===== RECORDS SUPPLIED =====

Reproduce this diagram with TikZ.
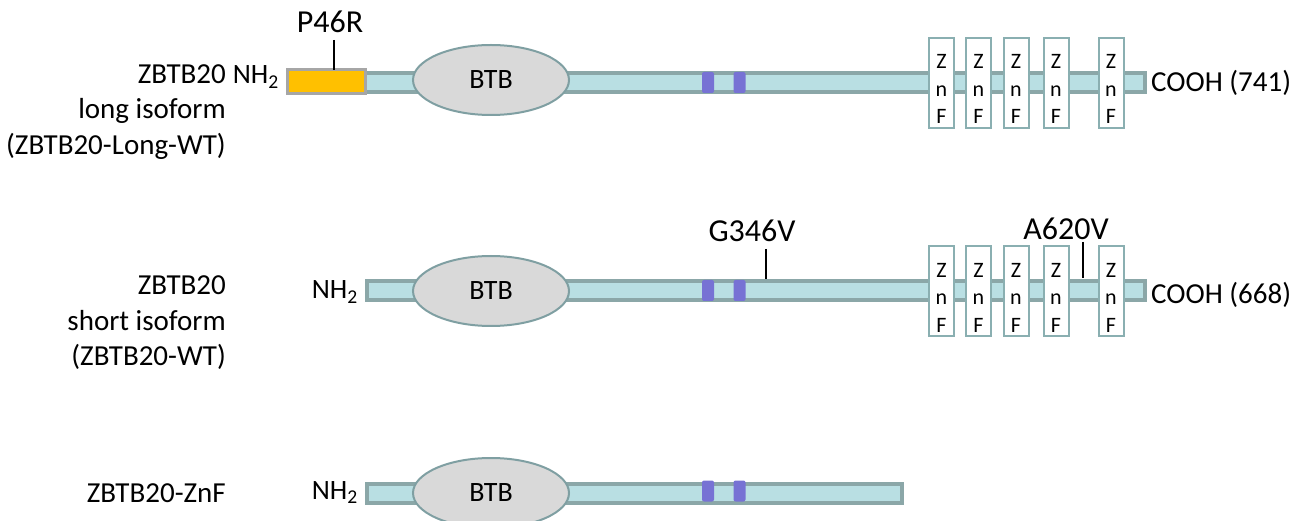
\documentclass[tikz,border=0pt]{standalone}
\usepackage{fontspec}
\setmainfont{Carlito}
\usetikzlibrary{shapes.geometric}
\definecolor{barfill}{HTML}{B9DFE3}
\definecolor{barline}{HTML}{8BA7A8}
\definecolor{btbfill}{HTML}{D9D9D9}
\definecolor{btbline}{HTML}{7F9FA2}
\definecolor{motif}{HTML}{7772D4}
\definecolor{nterm}{HTML}{FFC000}
\definecolor{ntermline}{HTML}{A6A6A6}
\definecolor{znfline}{HTML}{8AAFB1}
\begin{document}
\begin{tikzpicture}[x=1pt,y=-1pt,
  txt/.style={font=\fontsize{29}{35.5}\selectfont, inner sep=0},
  term/.style={font=\fontsize{28}{30}\selectfont, inner sep=0},
  mut/.style={font=\fontsize{32}{38}\selectfont, inner sep=0},
  bar/.style={draw=barline, fill=barfill, line width=4, inner sep=0, minimum height=19},
  btb/.style={ellipse, draw=btbline, fill=btbfill, line width=2, minimum width=156,
    minimum height=70, font=\fontsize{28}{34}\selectfont, inner sep=0},
  znf/.style={rectangle, draw=znfline, fill=white, line width=2, minimum width=25,
    minimum height=90, inner sep=0},
  znftext/.style={font=\fontsize{22}{27.5}\selectfont, align=center, inner sep=0},
  motifbox/.style={fill=motif, rounded corners=2, minimum width=12, minimum height=21, inner sep=0},
  pin/.style={line width=1.3}]
\useasboundingbox (0,0) rectangle (1304,521);

% ---------- long isoform ----------
\node[txt, align=right, anchor=east] (lab1) at (226,112) {ZBTB20\\long isoform\\(ZBTB20-Long-WT)};
\node[term, anchor=base east] (nh1) at (279,84) {NH\textsubscript{2}};
\node[bar, minimum width=855, anchor=west] (bar1) at (288,82.5) {};
\node[draw=ntermline, fill=nterm, line width=3, minimum width=78, minimum height=24, inner sep=0] (nt1) at (326.5,81.5) {};
\node[btb] (btb1) at (491,80) {BTB};
\node[motifbox] (m1a) at (708,82.5) {};
\node[motifbox] (m1b) at (739.5,82.5) {};
\foreach \i/\x in {1/941.5,2/978.5,3/1016,4/1056,5/1111}{
  \node[znf] (z1\i) at (\x,83) {};
  \node[znftext] at ([yshift=-6]z1\i.center) {Z\\n\\F};
}
\node[txt, anchor=west] (c1) at (1151,83) {COOH (741)};
\node[mut, anchor=base] (p46r) at (330,33) {P46R};
\coordinate (p46rA) at (334,40);
\coordinate (p46rB) at (334,70);
\draw[pin] (p46rA) -- (p46rB);

% ---------- short isoform ----------
\node[txt, align=right, anchor=east] (lab2) at (226,323) {ZBTB20\\short isoform\\(ZBTB20-WT)};
\node[term, anchor=base east] (nh2) at (358,299) {NH\textsubscript{2}};
\node[bar, minimum width=778, anchor=west] (bar2) at (365,290.5) {};
\node[btb] (btb2) at (491,291) {BTB};
\node[motifbox] (m2a) at (708,290.5) {};
\node[motifbox] (m2b) at (739.5,290.5) {};
\foreach \i/\x in {1/941.5,2/978.5,3/1016,4/1056,5/1111}{
  \node[znf] (z2\i) at (\x,291.5) {};
  \node[znftext] at ([yshift=-6]z2\i.center) {Z\\n\\F};
}
\node[txt, anchor=west] (c2) at (1151,295) {COOH (668)};
\node[mut, anchor=base] (g346v) at (752,242) {G346V};
\coordinate (g346vA) at (766,249);
\coordinate (g346vB) at (766,279);
\draw[pin] (g346vA) -- (g346vB);
\node[mut, anchor=base] (a620v) at (1066,240) {A620V};
\coordinate (a620vA) at (1083,242);
\coordinate (a620vB) at (1083,278);
\draw[pin] (a620vA) -- (a620vB);

% ---------- ZnF construct ----------
\node[txt, anchor=east] (lab3) at (226,493) {ZBTB20-ZnF};
\node[term, anchor=base east] (nh3) at (358,499) {NH\textsubscript{2}};
\node[bar, minimum width=535, anchor=west] (bar3) at (365,493) {};
\node[btb] (btb3) at (491,493) {BTB};
\node[motifbox] (m3a) at (708,491) {};
\node[motifbox] (m3b) at (739.5,491) {};
\end{tikzpicture}
\end{document}
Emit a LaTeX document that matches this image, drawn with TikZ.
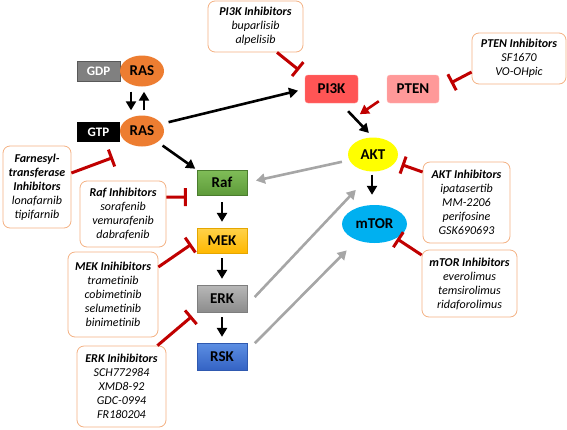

=====

▶ SHORT EXERCISE: Print all of the entries word for word. Skip any images they contain.

▶ WORKED SOLUTION:
Reproduce this diagram with TikZ.
\documentclass[tikz,border=0pt]{standalone}
\usepackage{fontspec}
\setmainfont{Carlito}
\usetikzlibrary{shapes.geometric}
\definecolor{barfill}{HTML}{B9DFE3}
\definecolor{barline}{HTML}{8BA7A8}
\definecolor{btbfill}{HTML}{D9D9D9}
\definecolor{btbline}{HTML}{7F9FA2}
\definecolor{motif}{HTML}{7772D4}
\definecolor{nterm}{HTML}{FFC000}
\definecolor{ntermline}{HTML}{A6A6A6}
\definecolor{znfline}{HTML}{8AAFB1}
\begin{document}
\begin{tikzpicture}[x=1pt,y=-1pt,
  txt/.style={font=\fontsize{29}{35.5}\selectfont, inner sep=0},
  term/.style={font=\fontsize{28}{30}\selectfont, inner sep=0},
  mut/.style={font=\fontsize{32}{38}\selectfont, inner sep=0},
  bar/.style={draw=barline, fill=barfill, line width=4, inner sep=0, minimum height=19},
  btb/.style={ellipse, draw=btbline, fill=btbfill, line width=2, minimum width=156,
    minimum height=70, font=\fontsize{28}{34}\selectfont, inner sep=0},
  znf/.style={rectangle, draw=znfline, fill=white, line width=2, minimum width=25,
    minimum height=90, inner sep=0},
  znftext/.style={font=\fontsize{22}{27.5}\selectfont, align=center, inner sep=0},
  motifbox/.style={fill=motif, rounded corners=2, minimum width=12, minimum height=21, inner sep=0},
  pin/.style={line width=1.3}]
\useasboundingbox (0,0) rectangle (1304,521);

% ---------- long isoform ----------
\node[txt, align=right, anchor=east] (lab1) at (226,112) {ZBTB20\\long isoform\\(ZBTB20-Long-WT)};
\node[term, anchor=base east] (nh1) at (279,84) {NH\textsubscript{2}};
\node[bar, minimum width=855, anchor=west] (bar1) at (288,82.5) {};
\node[draw=ntermline, fill=nterm, line width=3, minimum width=78, minimum height=24, inner sep=0] (nt1) at (326.5,81.5) {};
\node[btb] (btb1) at (491,80) {BTB};
\node[motifbox] (m1a) at (708,82.5) {};
\node[motifbox] (m1b) at (739.5,82.5) {};
\foreach \i/\x in {1/941.5,2/978.5,3/1016,4/1056,5/1111}{
  \node[znf] (z1\i) at (\x,83) {};
  \node[znftext] at ([yshift=-6]z1\i.center) {Z\\n\\F};
}
\node[txt, anchor=west] (c1) at (1151,83) {COOH (741)};
\node[mut, anchor=base] (p46r) at (330,33) {P46R};
\coordinate (p46rA) at (334,40);
\coordinate (p46rB) at (334,70);
\draw[pin] (p46rA) -- (p46rB);

% ---------- short isoform ----------
\node[txt, align=right, anchor=east] (lab2) at (226,323) {ZBTB20\\short isoform\\(ZBTB20-WT)};
\node[term, anchor=base east] (nh2) at (358,299) {NH\textsubscript{2}};
\node[bar, minimum width=778, anchor=west] (bar2) at (365,290.5) {};
\node[btb] (btb2) at (491,291) {BTB};
\node[motifbox] (m2a) at (708,290.5) {};
\node[motifbox] (m2b) at (739.5,290.5) {};
\foreach \i/\x in {1/941.5,2/978.5,3/1016,4/1056,5/1111}{
  \node[znf] (z2\i) at (\x,291.5) {};
  \node[znftext] at ([yshift=-6]z2\i.center) {Z\\n\\F};
}
\node[txt, anchor=west] (c2) at (1151,295) {COOH (668)};
\node[mut, anchor=base] (g346v) at (752,242) {G346V};
\coordinate (g346vA) at (766,249);
\coordinate (g346vB) at (766,279);
\draw[pin] (g346vA) -- (g346vB);
\node[mut, anchor=base] (a620v) at (1066,240) {A620V};
\coordinate (a620vA) at (1083,242);
\coordinate (a620vB) at (1083,278);
\draw[pin] (a620vA) -- (a620vB);

% ---------- ZnF construct ----------
\node[txt, anchor=east] (lab3) at (226,493) {ZBTB20-ZnF};
\node[term, anchor=base east] (nh3) at (358,499) {NH\textsubscript{2}};
\node[bar, minimum width=535, anchor=west] (bar3) at (365,493) {};
\node[btb] (btb3) at (491,493) {BTB};
\node[motifbox] (m3a) at (708,491) {};
\node[motifbox] (m3b) at (739.5,491) {};
\end{tikzpicture}
\end{document}
Emit a LaTeX document that matches this image, drawn with TikZ.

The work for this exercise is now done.